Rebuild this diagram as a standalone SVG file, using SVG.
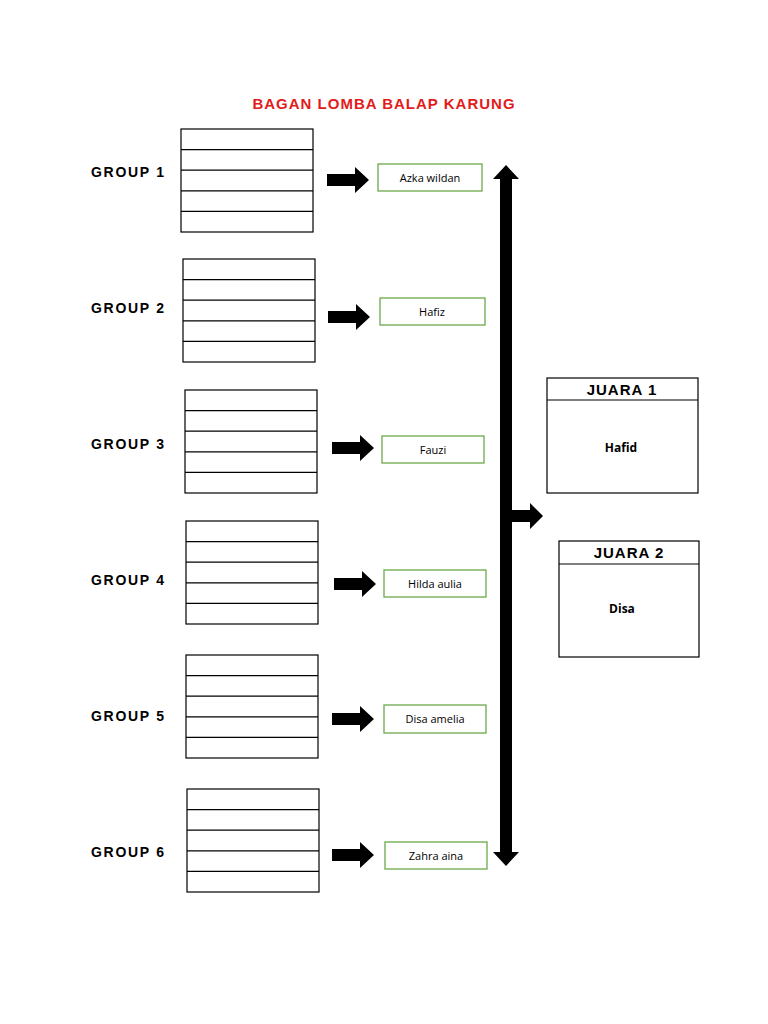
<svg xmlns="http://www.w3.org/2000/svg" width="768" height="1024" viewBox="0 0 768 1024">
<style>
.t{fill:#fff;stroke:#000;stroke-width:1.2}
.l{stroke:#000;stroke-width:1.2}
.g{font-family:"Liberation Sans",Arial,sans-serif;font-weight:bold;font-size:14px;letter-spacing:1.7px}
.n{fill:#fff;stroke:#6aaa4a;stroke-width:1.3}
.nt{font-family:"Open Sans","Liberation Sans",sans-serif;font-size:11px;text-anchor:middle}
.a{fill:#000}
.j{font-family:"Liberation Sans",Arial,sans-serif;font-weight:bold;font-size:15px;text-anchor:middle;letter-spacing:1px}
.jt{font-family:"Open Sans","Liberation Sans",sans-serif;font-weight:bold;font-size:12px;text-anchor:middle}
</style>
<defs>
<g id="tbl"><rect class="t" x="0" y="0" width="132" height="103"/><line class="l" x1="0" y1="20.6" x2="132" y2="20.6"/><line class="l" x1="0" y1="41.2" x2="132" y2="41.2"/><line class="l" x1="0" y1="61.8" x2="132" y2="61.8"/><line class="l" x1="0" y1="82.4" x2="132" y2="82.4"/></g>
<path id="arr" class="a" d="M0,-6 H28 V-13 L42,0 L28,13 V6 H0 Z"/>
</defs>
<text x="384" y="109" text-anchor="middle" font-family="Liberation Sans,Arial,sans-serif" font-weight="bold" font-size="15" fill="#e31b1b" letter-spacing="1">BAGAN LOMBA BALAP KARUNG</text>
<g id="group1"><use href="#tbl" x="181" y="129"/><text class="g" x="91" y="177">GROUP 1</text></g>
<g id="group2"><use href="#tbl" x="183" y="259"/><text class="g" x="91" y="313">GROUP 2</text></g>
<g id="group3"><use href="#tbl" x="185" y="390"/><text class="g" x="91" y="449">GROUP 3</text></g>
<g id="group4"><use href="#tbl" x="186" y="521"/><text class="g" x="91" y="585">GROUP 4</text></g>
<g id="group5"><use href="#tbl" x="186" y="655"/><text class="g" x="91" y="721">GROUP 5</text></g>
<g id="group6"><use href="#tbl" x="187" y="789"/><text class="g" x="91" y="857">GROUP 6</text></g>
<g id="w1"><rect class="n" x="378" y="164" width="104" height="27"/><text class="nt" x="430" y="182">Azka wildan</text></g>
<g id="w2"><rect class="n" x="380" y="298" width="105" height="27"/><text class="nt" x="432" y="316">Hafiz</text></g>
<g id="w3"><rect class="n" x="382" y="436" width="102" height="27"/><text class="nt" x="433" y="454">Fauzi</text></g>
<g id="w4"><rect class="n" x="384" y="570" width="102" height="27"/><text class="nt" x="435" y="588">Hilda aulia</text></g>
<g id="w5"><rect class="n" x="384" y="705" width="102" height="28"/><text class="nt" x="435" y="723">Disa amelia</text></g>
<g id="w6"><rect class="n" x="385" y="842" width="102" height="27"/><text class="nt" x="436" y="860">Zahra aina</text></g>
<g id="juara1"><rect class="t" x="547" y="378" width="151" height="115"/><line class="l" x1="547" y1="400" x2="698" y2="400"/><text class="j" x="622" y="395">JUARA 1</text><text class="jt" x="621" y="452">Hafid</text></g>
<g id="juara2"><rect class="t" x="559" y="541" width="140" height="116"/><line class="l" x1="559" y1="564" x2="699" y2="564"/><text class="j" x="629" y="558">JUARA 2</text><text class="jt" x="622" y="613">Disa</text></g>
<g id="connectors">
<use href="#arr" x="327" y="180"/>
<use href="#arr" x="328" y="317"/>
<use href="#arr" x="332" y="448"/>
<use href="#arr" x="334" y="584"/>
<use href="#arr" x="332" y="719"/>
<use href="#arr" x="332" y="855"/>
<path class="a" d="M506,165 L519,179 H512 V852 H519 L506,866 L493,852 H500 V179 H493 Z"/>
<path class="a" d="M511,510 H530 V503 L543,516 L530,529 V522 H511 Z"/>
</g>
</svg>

* * *

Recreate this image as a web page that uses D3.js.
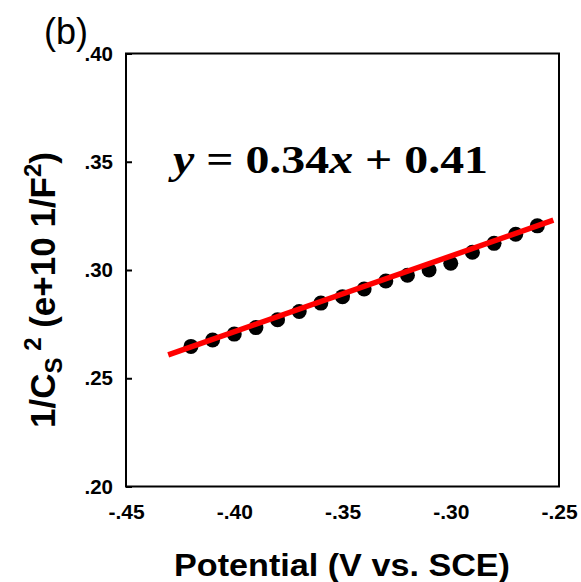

--

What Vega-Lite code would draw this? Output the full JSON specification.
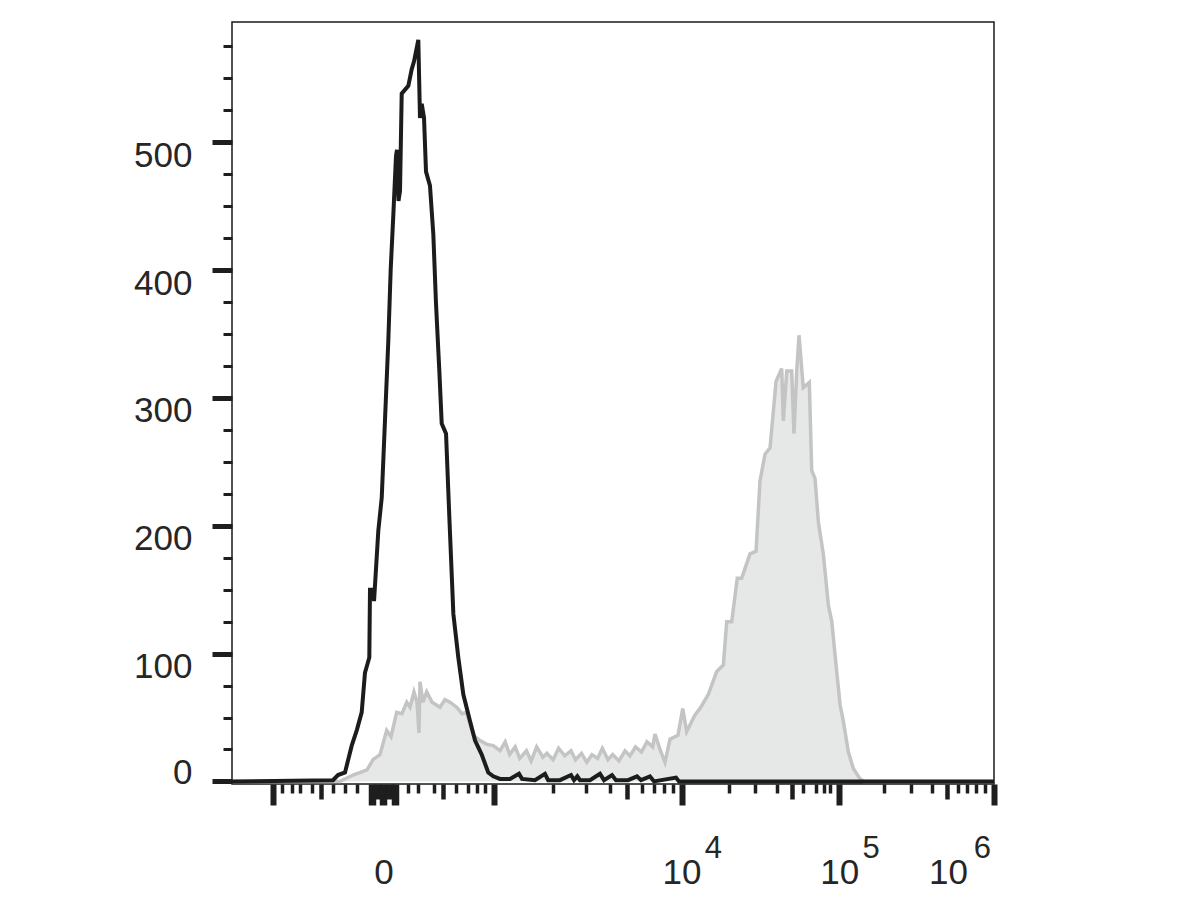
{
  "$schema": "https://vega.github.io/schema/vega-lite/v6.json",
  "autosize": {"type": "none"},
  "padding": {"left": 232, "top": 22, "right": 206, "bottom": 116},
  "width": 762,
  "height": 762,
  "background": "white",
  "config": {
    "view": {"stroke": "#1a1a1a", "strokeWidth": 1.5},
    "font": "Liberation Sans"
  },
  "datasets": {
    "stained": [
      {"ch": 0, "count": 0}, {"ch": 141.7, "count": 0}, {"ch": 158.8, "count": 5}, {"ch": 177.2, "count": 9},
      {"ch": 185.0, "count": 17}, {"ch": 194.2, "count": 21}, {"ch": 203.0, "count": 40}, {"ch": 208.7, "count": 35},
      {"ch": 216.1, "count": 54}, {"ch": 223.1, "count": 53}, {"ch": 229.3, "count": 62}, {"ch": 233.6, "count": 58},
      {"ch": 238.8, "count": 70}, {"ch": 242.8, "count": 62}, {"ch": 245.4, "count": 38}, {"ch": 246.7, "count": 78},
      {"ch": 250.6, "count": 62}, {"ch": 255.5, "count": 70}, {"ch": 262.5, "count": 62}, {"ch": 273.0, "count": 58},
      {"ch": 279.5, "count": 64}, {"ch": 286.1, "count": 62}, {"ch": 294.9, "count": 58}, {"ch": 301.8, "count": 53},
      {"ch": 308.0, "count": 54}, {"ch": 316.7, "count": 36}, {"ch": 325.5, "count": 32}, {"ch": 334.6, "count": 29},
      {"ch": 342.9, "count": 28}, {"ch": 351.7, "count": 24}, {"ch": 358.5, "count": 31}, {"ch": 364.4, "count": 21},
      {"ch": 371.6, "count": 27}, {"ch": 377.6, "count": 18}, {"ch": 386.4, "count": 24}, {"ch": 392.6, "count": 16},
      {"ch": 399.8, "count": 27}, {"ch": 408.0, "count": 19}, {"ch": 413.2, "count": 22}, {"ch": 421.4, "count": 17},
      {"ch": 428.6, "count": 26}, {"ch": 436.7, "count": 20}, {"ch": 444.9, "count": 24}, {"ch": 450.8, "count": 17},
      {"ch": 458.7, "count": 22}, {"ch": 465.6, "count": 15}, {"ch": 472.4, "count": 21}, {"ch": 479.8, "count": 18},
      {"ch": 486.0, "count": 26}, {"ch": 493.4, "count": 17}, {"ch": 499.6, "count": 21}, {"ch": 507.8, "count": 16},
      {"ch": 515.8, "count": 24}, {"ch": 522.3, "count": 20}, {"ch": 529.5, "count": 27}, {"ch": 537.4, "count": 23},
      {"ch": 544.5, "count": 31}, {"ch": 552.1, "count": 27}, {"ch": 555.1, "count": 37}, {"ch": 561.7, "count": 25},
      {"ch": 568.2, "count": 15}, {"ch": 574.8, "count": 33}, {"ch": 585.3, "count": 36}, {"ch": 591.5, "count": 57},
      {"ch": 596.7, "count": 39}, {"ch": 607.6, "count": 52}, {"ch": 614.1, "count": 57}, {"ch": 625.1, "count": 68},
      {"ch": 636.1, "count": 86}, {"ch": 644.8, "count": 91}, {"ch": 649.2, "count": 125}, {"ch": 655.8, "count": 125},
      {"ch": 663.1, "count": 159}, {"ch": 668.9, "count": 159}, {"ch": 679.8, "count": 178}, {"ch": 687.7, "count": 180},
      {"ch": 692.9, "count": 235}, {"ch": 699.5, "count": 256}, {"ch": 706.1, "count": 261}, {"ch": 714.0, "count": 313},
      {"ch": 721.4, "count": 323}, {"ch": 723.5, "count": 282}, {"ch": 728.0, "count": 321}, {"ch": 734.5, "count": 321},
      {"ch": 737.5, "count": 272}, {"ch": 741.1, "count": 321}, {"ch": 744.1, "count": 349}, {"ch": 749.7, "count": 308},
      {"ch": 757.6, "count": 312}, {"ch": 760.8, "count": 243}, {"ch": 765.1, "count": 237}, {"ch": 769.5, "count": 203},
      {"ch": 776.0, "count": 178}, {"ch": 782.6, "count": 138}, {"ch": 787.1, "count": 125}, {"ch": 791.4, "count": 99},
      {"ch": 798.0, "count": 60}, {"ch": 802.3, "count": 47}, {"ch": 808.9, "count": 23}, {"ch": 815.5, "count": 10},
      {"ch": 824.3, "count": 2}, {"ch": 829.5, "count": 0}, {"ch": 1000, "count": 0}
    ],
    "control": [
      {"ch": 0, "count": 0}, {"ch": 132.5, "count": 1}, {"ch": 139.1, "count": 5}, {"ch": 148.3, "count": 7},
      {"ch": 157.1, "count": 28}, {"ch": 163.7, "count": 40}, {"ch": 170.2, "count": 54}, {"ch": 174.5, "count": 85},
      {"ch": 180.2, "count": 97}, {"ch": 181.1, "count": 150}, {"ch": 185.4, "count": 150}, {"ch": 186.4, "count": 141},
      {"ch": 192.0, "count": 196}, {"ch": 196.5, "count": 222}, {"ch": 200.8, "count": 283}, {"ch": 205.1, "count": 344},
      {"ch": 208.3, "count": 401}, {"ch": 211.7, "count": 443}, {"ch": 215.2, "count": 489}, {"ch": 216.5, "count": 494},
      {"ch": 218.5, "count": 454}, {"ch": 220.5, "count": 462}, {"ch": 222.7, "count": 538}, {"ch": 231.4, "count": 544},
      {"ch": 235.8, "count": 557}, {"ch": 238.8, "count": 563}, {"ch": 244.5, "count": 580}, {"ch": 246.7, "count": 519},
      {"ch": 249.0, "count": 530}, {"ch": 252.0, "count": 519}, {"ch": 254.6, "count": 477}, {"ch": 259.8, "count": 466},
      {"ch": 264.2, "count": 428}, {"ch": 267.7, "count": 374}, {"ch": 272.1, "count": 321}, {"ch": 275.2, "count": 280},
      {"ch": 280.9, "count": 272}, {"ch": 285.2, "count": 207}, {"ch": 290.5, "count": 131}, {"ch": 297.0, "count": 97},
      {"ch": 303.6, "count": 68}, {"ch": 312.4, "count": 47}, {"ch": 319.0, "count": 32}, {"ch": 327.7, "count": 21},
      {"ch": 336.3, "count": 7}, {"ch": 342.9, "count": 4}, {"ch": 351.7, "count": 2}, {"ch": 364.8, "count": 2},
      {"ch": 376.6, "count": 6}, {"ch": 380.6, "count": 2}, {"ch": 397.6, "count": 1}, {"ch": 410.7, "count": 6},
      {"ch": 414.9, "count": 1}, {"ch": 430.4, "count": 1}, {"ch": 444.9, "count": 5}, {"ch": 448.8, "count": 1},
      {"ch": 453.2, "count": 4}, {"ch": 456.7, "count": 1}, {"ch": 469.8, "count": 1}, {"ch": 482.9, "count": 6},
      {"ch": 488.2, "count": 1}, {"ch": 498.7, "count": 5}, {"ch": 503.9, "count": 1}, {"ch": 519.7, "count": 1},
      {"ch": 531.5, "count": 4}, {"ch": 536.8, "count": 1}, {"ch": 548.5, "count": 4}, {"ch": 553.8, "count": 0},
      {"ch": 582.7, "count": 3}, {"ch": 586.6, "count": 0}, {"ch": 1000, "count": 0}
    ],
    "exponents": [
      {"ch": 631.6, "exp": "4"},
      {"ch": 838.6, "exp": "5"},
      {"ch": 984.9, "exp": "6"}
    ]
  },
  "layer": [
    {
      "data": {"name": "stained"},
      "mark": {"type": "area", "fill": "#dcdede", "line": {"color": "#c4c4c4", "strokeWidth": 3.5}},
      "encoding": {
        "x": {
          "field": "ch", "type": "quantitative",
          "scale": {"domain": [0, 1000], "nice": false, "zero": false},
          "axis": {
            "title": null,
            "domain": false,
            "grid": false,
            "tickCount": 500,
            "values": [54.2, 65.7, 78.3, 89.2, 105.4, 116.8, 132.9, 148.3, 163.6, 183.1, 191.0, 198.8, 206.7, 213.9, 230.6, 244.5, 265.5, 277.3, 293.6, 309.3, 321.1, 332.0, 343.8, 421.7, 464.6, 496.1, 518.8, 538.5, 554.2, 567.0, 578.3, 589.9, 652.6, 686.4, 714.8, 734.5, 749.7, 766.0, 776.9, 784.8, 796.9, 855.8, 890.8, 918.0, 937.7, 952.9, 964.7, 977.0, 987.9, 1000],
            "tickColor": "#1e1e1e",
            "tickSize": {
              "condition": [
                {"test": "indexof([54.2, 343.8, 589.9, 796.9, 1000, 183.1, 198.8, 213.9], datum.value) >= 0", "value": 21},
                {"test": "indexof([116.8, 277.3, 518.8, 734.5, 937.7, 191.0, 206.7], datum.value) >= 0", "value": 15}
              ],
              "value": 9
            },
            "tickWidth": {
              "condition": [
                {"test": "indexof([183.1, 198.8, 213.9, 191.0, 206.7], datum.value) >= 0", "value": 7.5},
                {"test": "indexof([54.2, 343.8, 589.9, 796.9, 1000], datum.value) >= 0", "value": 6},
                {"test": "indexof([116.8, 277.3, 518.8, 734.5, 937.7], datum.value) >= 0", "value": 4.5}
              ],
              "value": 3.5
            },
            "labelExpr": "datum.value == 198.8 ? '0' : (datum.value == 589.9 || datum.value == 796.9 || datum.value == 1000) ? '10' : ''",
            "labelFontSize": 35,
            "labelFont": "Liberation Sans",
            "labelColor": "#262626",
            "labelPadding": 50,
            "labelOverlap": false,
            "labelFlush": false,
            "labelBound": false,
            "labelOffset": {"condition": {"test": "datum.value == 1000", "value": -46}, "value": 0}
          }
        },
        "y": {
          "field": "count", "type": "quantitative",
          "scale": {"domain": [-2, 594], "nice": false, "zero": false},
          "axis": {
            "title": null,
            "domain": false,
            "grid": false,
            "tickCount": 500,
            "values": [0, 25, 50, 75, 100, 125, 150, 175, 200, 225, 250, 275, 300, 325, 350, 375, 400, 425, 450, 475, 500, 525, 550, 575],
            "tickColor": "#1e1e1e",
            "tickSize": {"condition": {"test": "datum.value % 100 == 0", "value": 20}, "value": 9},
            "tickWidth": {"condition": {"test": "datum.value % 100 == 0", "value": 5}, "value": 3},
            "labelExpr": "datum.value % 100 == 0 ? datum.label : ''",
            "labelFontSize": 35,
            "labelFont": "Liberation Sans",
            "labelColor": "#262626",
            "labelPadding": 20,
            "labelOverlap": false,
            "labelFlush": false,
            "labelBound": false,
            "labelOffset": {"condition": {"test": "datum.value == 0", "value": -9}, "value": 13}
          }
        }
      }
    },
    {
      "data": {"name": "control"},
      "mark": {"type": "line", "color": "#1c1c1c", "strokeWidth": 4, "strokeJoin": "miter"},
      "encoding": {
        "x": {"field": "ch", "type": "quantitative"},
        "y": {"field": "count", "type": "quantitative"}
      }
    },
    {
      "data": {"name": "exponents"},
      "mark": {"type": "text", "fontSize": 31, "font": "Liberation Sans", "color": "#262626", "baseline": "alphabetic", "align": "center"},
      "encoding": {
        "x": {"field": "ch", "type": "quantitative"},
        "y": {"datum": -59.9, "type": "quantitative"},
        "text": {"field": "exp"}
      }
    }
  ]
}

Your objective - Filter the entries down to the lines containing "this". Copy each of those lines.

The solution -
Rebuild this diagram as a standalone SVG file, using SVG.
Recreate this image as a web page that uses D3.js.
What Vega-Lite code would draw this? Output the full JSON specification.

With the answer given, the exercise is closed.